(Extracted data)
--------------------------------------------------
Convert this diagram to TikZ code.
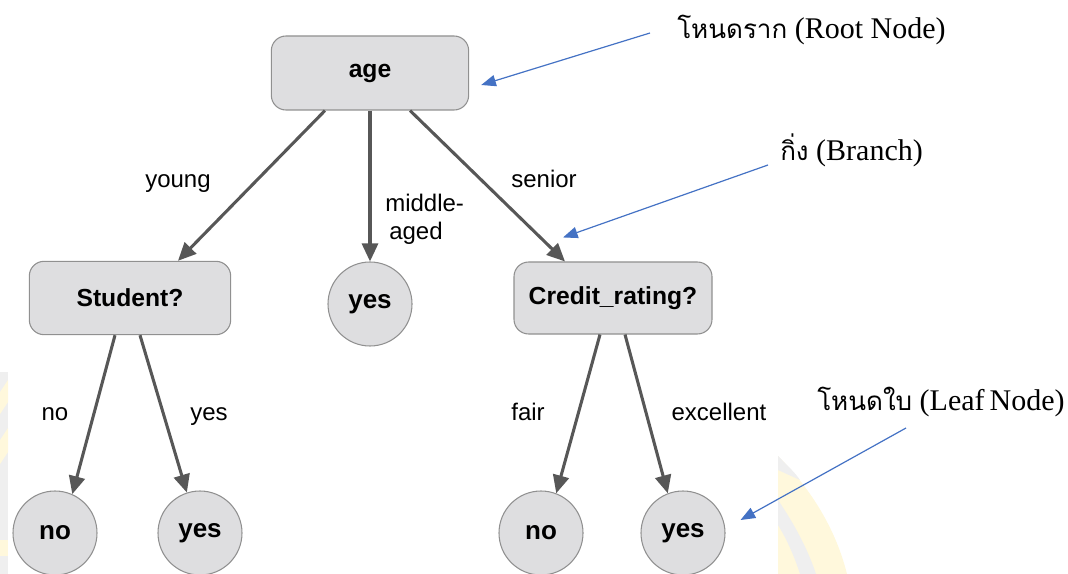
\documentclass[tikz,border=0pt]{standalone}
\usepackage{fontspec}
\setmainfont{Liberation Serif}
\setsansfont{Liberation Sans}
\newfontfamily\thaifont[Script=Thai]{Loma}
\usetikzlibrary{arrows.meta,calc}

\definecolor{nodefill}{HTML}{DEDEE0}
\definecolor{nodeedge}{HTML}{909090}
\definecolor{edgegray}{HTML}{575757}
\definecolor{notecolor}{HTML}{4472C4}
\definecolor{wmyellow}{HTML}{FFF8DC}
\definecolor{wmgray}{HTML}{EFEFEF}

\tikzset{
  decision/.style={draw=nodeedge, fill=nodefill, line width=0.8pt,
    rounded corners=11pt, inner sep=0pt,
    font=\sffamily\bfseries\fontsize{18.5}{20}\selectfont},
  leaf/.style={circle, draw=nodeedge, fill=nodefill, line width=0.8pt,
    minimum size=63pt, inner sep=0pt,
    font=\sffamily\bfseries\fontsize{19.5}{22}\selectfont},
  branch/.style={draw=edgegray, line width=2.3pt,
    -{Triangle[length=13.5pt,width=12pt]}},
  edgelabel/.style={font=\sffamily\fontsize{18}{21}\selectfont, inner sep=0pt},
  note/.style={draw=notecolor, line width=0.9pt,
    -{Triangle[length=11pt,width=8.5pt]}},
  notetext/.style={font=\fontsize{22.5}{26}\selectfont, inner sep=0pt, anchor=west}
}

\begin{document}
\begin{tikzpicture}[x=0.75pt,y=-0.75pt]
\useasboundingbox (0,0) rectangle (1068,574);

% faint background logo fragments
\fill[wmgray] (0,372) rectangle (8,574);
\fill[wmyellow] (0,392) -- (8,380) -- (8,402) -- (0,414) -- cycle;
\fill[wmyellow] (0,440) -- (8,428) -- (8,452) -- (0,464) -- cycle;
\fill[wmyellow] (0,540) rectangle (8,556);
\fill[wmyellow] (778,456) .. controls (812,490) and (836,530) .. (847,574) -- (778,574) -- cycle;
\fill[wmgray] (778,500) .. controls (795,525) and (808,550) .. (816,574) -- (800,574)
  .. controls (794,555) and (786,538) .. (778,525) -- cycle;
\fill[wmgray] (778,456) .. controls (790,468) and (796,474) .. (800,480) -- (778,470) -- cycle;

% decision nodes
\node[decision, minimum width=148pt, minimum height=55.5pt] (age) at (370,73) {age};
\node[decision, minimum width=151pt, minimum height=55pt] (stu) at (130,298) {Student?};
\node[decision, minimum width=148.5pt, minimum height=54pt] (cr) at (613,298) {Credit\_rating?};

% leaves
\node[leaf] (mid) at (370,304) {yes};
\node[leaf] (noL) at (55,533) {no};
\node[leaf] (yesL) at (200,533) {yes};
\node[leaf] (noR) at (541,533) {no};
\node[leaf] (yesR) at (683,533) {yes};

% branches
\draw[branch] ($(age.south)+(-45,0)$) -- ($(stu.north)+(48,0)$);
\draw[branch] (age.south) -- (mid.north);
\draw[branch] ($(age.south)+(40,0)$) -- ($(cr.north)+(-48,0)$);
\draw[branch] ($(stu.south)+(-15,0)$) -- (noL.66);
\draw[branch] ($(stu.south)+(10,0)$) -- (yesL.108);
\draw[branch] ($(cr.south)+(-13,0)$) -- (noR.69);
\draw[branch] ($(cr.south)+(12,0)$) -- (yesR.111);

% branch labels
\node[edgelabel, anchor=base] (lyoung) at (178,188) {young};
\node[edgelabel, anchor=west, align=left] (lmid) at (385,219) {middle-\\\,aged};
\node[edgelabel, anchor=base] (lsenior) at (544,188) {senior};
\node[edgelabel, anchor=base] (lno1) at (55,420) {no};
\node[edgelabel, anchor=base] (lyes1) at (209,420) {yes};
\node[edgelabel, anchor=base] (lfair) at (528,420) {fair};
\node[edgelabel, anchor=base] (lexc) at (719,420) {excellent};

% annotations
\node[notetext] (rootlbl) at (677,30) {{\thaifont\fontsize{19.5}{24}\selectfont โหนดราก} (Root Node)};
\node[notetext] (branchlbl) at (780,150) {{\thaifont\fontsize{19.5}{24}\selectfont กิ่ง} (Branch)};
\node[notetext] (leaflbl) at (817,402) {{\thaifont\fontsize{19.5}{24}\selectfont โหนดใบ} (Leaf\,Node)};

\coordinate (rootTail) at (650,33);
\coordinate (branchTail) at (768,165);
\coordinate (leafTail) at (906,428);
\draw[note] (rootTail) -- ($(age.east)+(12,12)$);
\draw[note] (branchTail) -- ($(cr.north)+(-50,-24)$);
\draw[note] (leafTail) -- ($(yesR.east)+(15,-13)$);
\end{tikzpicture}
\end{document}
--------------------------------------------------
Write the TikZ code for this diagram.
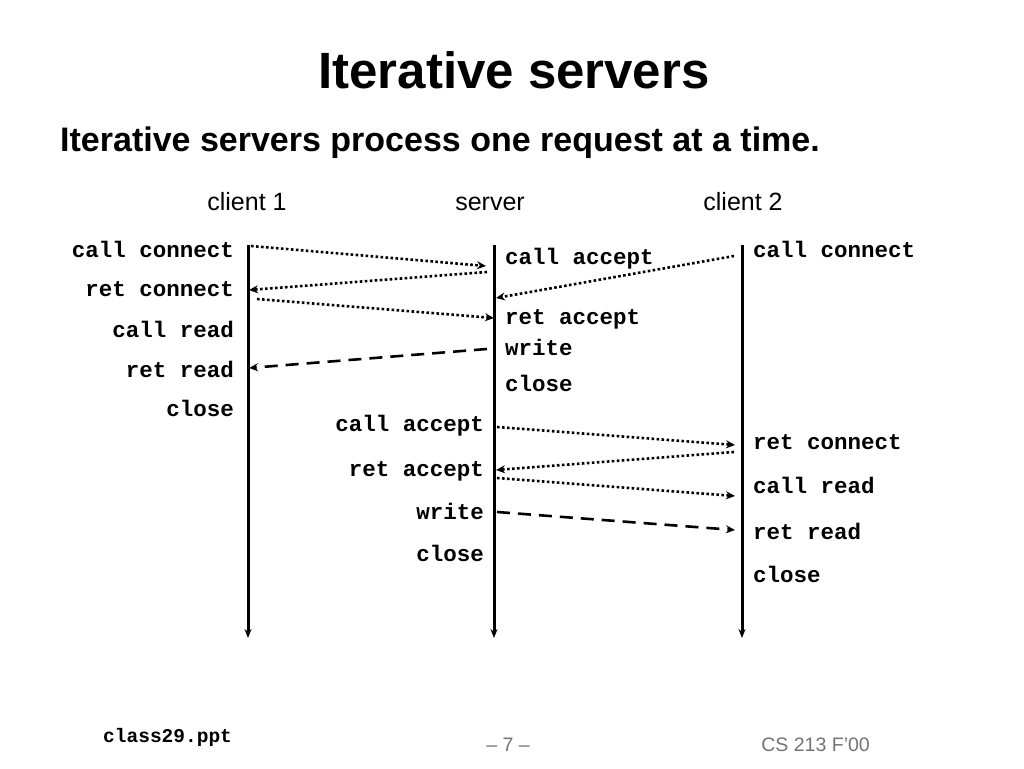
--------------------------------------------------
(What you should do)
Among the entries above, locate the line with "Convert this diagram to TikZ code." and the line with "(0,0) rectangle (1068,574);". Give those two lines and all lines between them again, exactly, leaving out the pictures.

(Answer to this exercise)
Convert this diagram to TikZ code.
\documentclass[tikz,border=0pt]{standalone}
\usepackage{fontspec}
\setmainfont{Liberation Serif}
\setsansfont{Liberation Sans}
\newfontfamily\thaifont[Script=Thai]{Loma}
\usetikzlibrary{arrows.meta,calc}

\definecolor{nodefill}{HTML}{DEDEE0}
\definecolor{nodeedge}{HTML}{909090}
\definecolor{edgegray}{HTML}{575757}
\definecolor{notecolor}{HTML}{4472C4}
\definecolor{wmyellow}{HTML}{FFF8DC}
\definecolor{wmgray}{HTML}{EFEFEF}

\tikzset{
  decision/.style={draw=nodeedge, fill=nodefill, line width=0.8pt,
    rounded corners=11pt, inner sep=0pt,
    font=\sffamily\bfseries\fontsize{18.5}{20}\selectfont},
  leaf/.style={circle, draw=nodeedge, fill=nodefill, line width=0.8pt,
    minimum size=63pt, inner sep=0pt,
    font=\sffamily\bfseries\fontsize{19.5}{22}\selectfont},
  branch/.style={draw=edgegray, line width=2.3pt,
    -{Triangle[length=13.5pt,width=12pt]}},
  edgelabel/.style={font=\sffamily\fontsize{18}{21}\selectfont, inner sep=0pt},
  note/.style={draw=notecolor, line width=0.9pt,
    -{Triangle[length=11pt,width=8.5pt]}},
  notetext/.style={font=\fontsize{22.5}{26}\selectfont, inner sep=0pt, anchor=west}
}

\begin{document}
\begin{tikzpicture}[x=0.75pt,y=-0.75pt]
\useasboundingbox (0,0) rectangle (1068,574);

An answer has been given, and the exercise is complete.